* RAW DATA:
■ ■ ■ ■
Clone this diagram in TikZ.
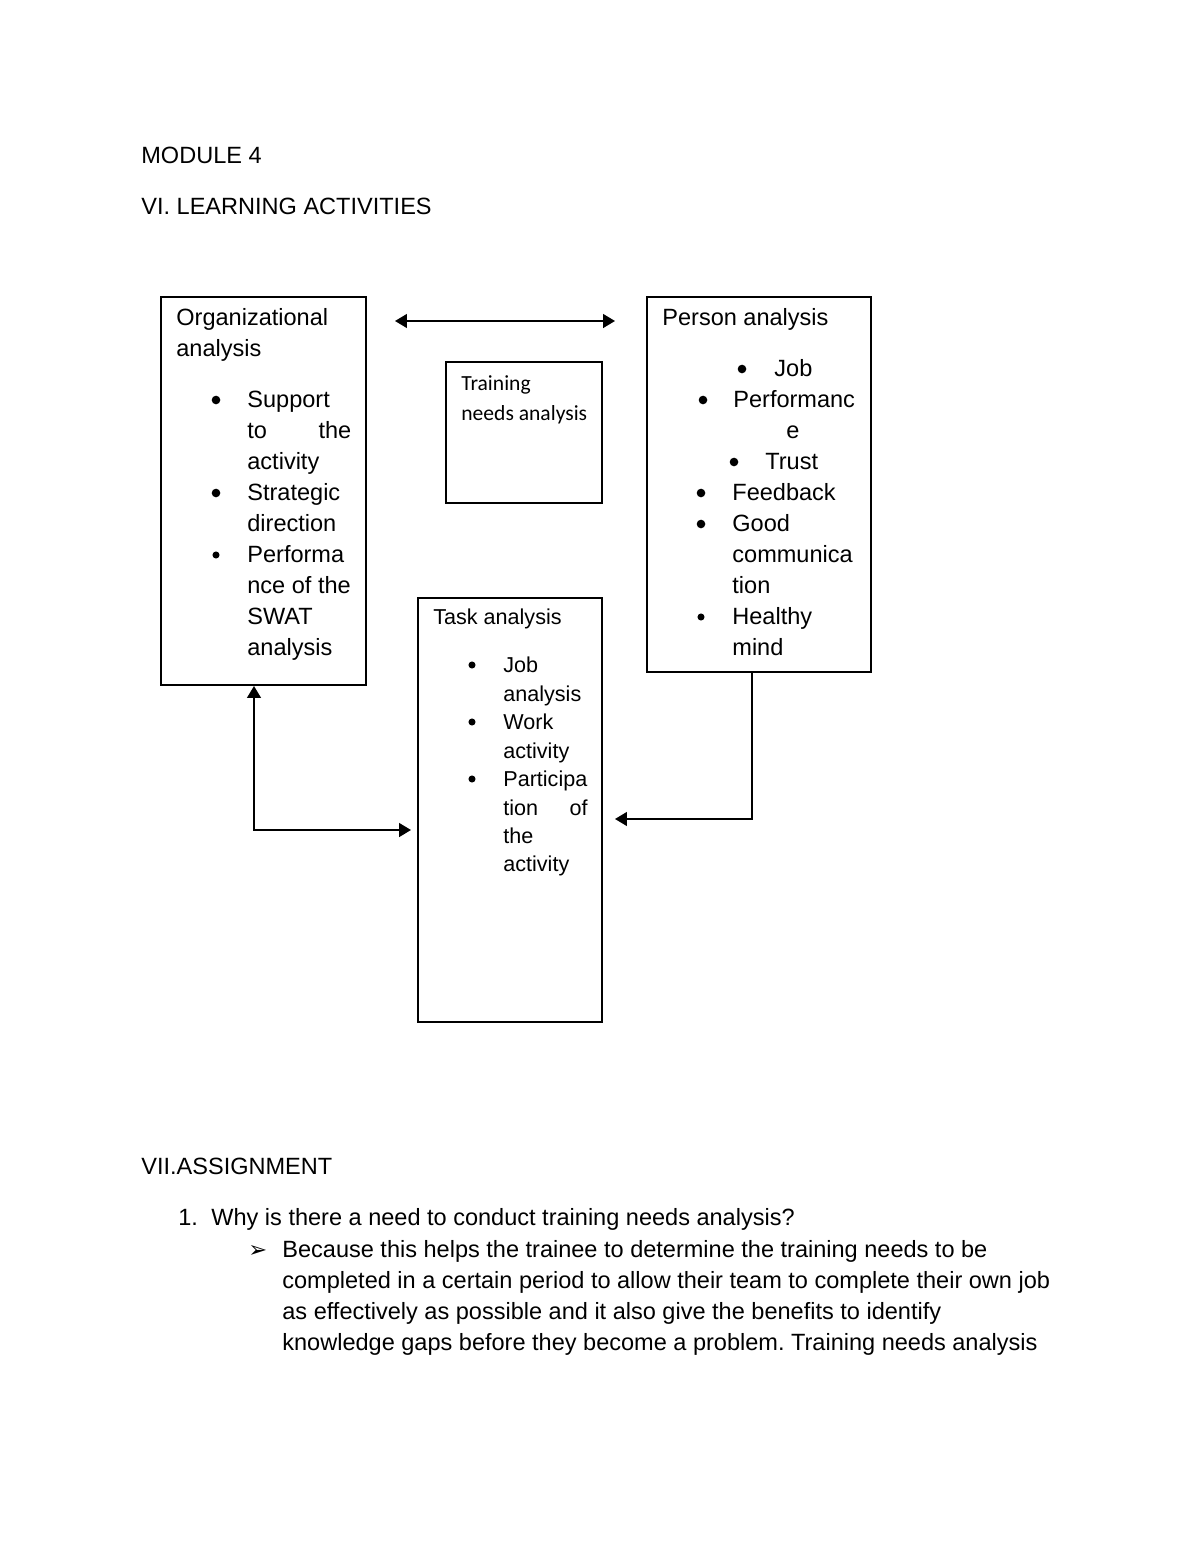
\documentclass[tikz,border=0pt]{standalone}
\usepackage{fontspec}
\setmainfont{Liberation Sans}
\newfontfamily\calibri{Carlito}
\newfontfamily\dejavu{DejaVu Sans}
\usetikzlibrary{arrows.meta,fit}
\frenchspacing
\tikzset{
  box/.style={draw, line width=0.75pt, inner sep=0pt},
  txt/.style={anchor=west, inner sep=0pt, text height=7.8pt, text depth=0pt,
    font=\fontsize{12}{14}\selectfont},
  tasktxt/.style={txt, font=\fontsize{11}{13}\selectfont},
  small/.style={txt, font=\calibri\fontsize{11}{13}\selectfont},
  dot/.style={circle, fill, inner sep=0pt, minimum size=4.4pt},
  tip/.style={line width=0.75pt, -{Triangle[length=6pt,width=7pt]}},
  bothtip/.style={line width=0.75pt, {Triangle[length=6pt,width=7pt]}-{Triangle[length=6pt,width=7pt]}},
}
\begin{document}
\begin{tikzpicture}[x=0.51pt, y=-0.51pt]
    \useasboundingbox (0,0) rectangle (1200,1553);

    % Titulos
    \node[txt] (module) at (141,156) {MODULE 4};
    \node[txt] (activities) at (141,207) {VI. LEARNING ACTIVITIES};

    % Organizational analysis
    \node[box, fit={(161,297) (366,685)}] (org) {};
    \node[txt] (org-t1) at (176,318) {Organizational};
    \node[txt] (org-t2) at (176,349) {analysis};
    \foreach \y/\val in {
        400/Support,
        431/{\hbox to 53pt{to\hfill the}},
        462/activity,
        493/Strategic,
        524/direction,
        555/Performa,
        586/nce of the,
        617/SWAT,
        648/analysis
        } {
        \node[txt] (org-\y) at (247,\y) {\val};
    }
    \foreach \y/\s in {400/4.4pt, 493/4.4pt, 555/3.6pt} {
        \node[dot, minimum size=\s] (org-dot-\y) at (216,\y) {};
    }

    % Training needs analysis
    \node[box, fit={(446,362) (602,503)}] (tna) {};
    \node[small] (tna-t1) at (461,383) {Training};
    \node[small] (tna-t2) at (461,413) {needs analysis};

    % Person analysis
    \node[box, fit={(647,297) (871,672)}] (person) {};
    \node[txt] (per-t) at (662,318) {Person analysis};
    \foreach \x/\y/\val in {
        774/369/Job,
        733/400/Performanc,
        786/431/e,
        765/462/Trust,
        732/493/Feedback,
        732/524/Good,
        732/555/communica,
        732/586/tion,
        732/617/Healthy,
        732/648/mind
        } {
        \node[txt] (per-\y) at (\x,\y) {\val};
    }
    \foreach \x/\y/\s in {742/369/4.4pt, 703/400/4.4pt, 734/462/4.4pt,
                          701/493/4.4pt, 701/524/4.4pt, 701/617/3.6pt} {
        \node[dot, minimum size=\s] (per-dot-\y) at (\x,\y) {};
    }

    % Task analysis
    \node[box, fit={(418,598) (602,1022)}] (task) {};
    \node[tasktxt] (task-t) at (433,617) {Task analysis};
    \foreach \y/\val in {
        665/Job,
        694/analysis,
        722/Work,
        751/activity,
        779/Participa,
        808/{\hbox to 43pt{tion\hfill of}},
        836/the,
        864/activity
        } {
        \node[tasktxt] (task-\y) at (503,\y) {\val};
    }
    \foreach \y in {665,722,779} {
        \node[dot, minimum size=3.6pt] (task-dot-\y) at (472,\y) {};
    }

    % Flechas
    \coordinate (top-l) at (395,321);
    \coordinate (top-r) at (615,321);
    \draw[bothtip] (top-l) -- (top-r);
    \coordinate (org-b) at (254,686);
    \coordinate (task-l) at (411,830);
    \draw[bothtip] (org-b) |- (task-l);
    \coordinate (per-b) at (752,672);
    \coordinate (task-r) at (615,819);
    \draw[tip] (per-b) |- (task-r);

    % Assignment
    \node[txt] (assign) at (141,1167) {VII.ASSIGNMENT};
    \node[txt] (q-num) at (178,1218) {1.};
    \node[txt] (q-text) at (211,1218) {Why is there a need to conduct training needs analysis?};
    \node[txt, font=\dejavu\fontsize{11.5}{13}\selectfont] (a-mark) at (248,1250) {➢};
    \foreach \y/\val in {
        1250/Because this helps the trainee to determine the training needs to be,
        1281/completed in a certain period to allow their team to complete their own job,
        1312/as effectively as possible and it also give the benefits to identify,
        1343/knowledge gaps before they become a problem. Training needs analysis
        } {
        \node[txt] (a-\y) at (282,\y) {\val};
    }
\end{tikzpicture}
\end{document}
■ ■ ■ ■
Images should not appear in the copy; retype the listing above exactly.

Clone this diagram in TikZ.
\documentclass[tikz,border=0pt]{standalone}
\usepackage{fontspec}
\setmainfont{Liberation Sans}
\newfontfamily\calibri{Carlito}
\newfontfamily\dejavu{DejaVu Sans}
\usetikzlibrary{arrows.meta,fit}
\frenchspacing
\tikzset{
  box/.style={draw, line width=0.75pt, inner sep=0pt},
  txt/.style={anchor=west, inner sep=0pt, text height=7.8pt, text depth=0pt,
    font=\fontsize{12}{14}\selectfont},
  tasktxt/.style={txt, font=\fontsize{11}{13}\selectfont},
  small/.style={txt, font=\calibri\fontsize{11}{13}\selectfont},
  dot/.style={circle, fill, inner sep=0pt, minimum size=4.4pt},
  tip/.style={line width=0.75pt, -{Triangle[length=6pt,width=7pt]}},
  bothtip/.style={line width=0.75pt, {Triangle[length=6pt,width=7pt]}-{Triangle[length=6pt,width=7pt]}},
}
\begin{document}
\begin{tikzpicture}[x=0.51pt, y=-0.51pt]
    \useasboundingbox (0,0) rectangle (1200,1553);

    % Titulos
    \node[txt] (module) at (141,156) {MODULE 4};
    \node[txt] (activities) at (141,207) {VI. LEARNING ACTIVITIES};

    % Organizational analysis
    \node[box, fit={(161,297) (366,685)}] (org) {};
    \node[txt] (org-t1) at (176,318) {Organizational};
    \node[txt] (org-t2) at (176,349) {analysis};
    \foreach \y/\val in {
        400/Support,
        431/{\hbox to 53pt{to\hfill the}},
        462/activity,
        493/Strategic,
        524/direction,
        555/Performa,
        586/nce of the,
        617/SWAT,
        648/analysis
        } {
        \node[txt] (org-\y) at (247,\y) {\val};
    }
    \foreach \y/\s in {400/4.4pt, 493/4.4pt, 555/3.6pt} {
        \node[dot, minimum size=\s] (org-dot-\y) at (216,\y) {};
    }

    % Training needs analysis
    \node[box, fit={(446,362) (602,503)}] (tna) {};
    \node[small] (tna-t1) at (461,383) {Training};
    \node[small] (tna-t2) at (461,413) {needs analysis};

    % Person analysis
    \node[box, fit={(647,297) (871,672)}] (person) {};
    \node[txt] (per-t) at (662,318) {Person analysis};
    \foreach \x/\y/\val in {
        774/369/Job,
        733/400/Performanc,
        786/431/e,
        765/462/Trust,
        732/493/Feedback,
        732/524/Good,
        732/555/communica,
        732/586/tion,
        732/617/Healthy,
        732/648/mind
        } {
        \node[txt] (per-\y) at (\x,\y) {\val};
    }
    \foreach \x/\y/\s in {742/369/4.4pt, 703/400/4.4pt, 734/462/4.4pt,
                          701/493/4.4pt, 701/524/4.4pt, 701/617/3.6pt} {
        \node[dot, minimum size=\s] (per-dot-\y) at (\x,\y) {};
    }

    % Task analysis
    \node[box, fit={(418,598) (602,1022)}] (task) {};
    \node[tasktxt] (task-t) at (433,617) {Task analysis};
    \foreach \y/\val in {
        665/Job,
        694/analysis,
        722/Work,
        751/activity,
        779/Participa,
        808/{\hbox to 43pt{tion\hfill of}},
        836/the,
        864/activity
        } {
        \node[tasktxt] (task-\y) at (503,\y) {\val};
    }
    \foreach \y in {665,722,779} {
        \node[dot, minimum size=3.6pt] (task-dot-\y) at (472,\y) {};
    }

    % Flechas
    \coordinate (top-l) at (395,321);
    \coordinate (top-r) at (615,321);
    \draw[bothtip] (top-l) -- (top-r);
    \coordinate (org-b) at (254,686);
    \coordinate (task-l) at (411,830);
    \draw[bothtip] (org-b) |- (task-l);
    \coordinate (per-b) at (752,672);
    \coordinate (task-r) at (615,819);
    \draw[tip] (per-b) |- (task-r);

    % Assignment
    \node[txt] (assign) at (141,1167) {VII.ASSIGNMENT};
    \node[txt] (q-num) at (178,1218) {1.};
    \node[txt] (q-text) at (211,1218) {Why is there a need to conduct training needs analysis?};
    \node[txt, font=\dejavu\fontsize{11.5}{13}\selectfont] (a-mark) at (248,1250) {➢};
    \foreach \y/\val in {
        1250/Because this helps the trainee to determine the training needs to be,
        1281/completed in a certain period to allow their team to complete their own job,
        1312/as effectively as possible and it also give the benefits to identify,
        1343/knowledge gaps before they become a problem. Training needs analysis
        } {
        \node[txt] (a-\y) at (282,\y) {\val};
    }
\end{tikzpicture}
\end{document}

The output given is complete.